I would guess that 99% of our politics stem from the foreseability of various contradictions inherent in unpaid/socialist/equal protection floor property interests combined with high unemployment and a wide gap between the wealthy and the poor, the able and the 5th generation of imbeciles.

Just wait as the economy grows and productivity increases and unemployment rises in a way not fully understood by the old school progressives.

What happens to the bottom quartile when the cost burden of these protected property interests falls in part upon those who would hire them otherwise?

They don't hire...It isn't so much that democracy isn't compatible with socialism, it is that socialism is dependent on democracy that is dependent upon plutocracy/capitalism/ability and wealth creation.
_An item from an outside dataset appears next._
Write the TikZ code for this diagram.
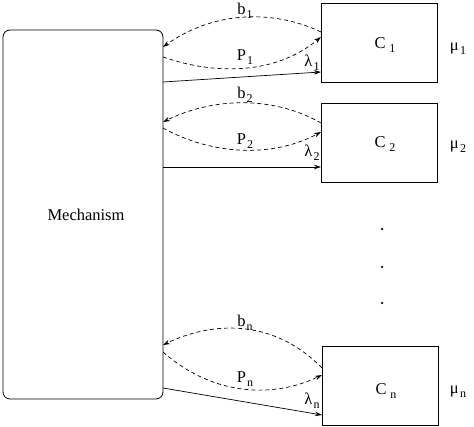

No, gents, not in America. That's one reason we have never had an explicitly socialist party.

Ken, you do not get to choose your own facts.

There are significant differences between the United States and the mode of affluent countries, but there was a qualitative change in the political economy after 1933 and in how the matter of common provision was handled. The difference between the United States and France is one of degree, not one of kind. Democratic institutions in this country are corrupted in various ways, better in some respects and worse in some respects than they were in 1928. We have not, nor has France, degenerated into some sort of tyrannical regime.

Tocqueville viewed the difference differently, and he's still right, even post-New Deal. He warned of soft despotism, and we have plenty of that, along with some of the harsher variety. Family, faith, future--divergences exist in how Europe and America view and act. We are living off a greater capital. Whether we can develop it is still a question.

No, we do not have any of the harsher variety.

'Soft despotism' is an inapt term as well. There is no despot. Our problem is social and cultural, a continuous cession of authority and usurpation of authority. 'Cession' by ordinary people, usurpation by an overclass. Institutions of long pedigree in which people have sweat equity have been enfeebled and contained by apparat of paid professional substitutes who regard the mass of the people not as self-governing adults but as clientele of their betters. Read Tocqueville if it pleases you, but a better handle on this might be had from reading Thomas Sowell and Christopher Lasch.

Isn't what makes our "soft despotism" soft is that it is a democratic despotism, a tyranny of the majority type of despotism? Those "paid professional substitutes" are the children of the type of people they seek to manage.

Americans vote for people who say they want to solve problems. Then they appoint people to solve the problems, who hire people to solve the problems, and all justify their existence by pumping out solutions to problems that cause other problems. This gets expensive.

I used to go to Democratic Socialist Party meetings (my husband was a dedicated member) where this sort of government (the kind we have) was looked on as a positive thing. I don't think they exist as a party any more, but I think they won.

I think 'tyranny of the majority' might be a term appropriate for Venezuela as we speak, or for Argentina between 1946 and 1955. 'Tyranny of the plurality' might describe Allende's Chile or the Spanish Republic. What we actually have is the manipulation and condescension of the 'anointed' or 'regime class'. It is a qualitatively different thing. I think it is true that democratic institutions are incompatible with the ethic and attitudes of this class and we will face either a crisis or a secular decay in the quality of public life. I would bet on the latter, wherein democratic institutions degenerate into a state analagous to beefeaters - an ironic and ornamental remnant.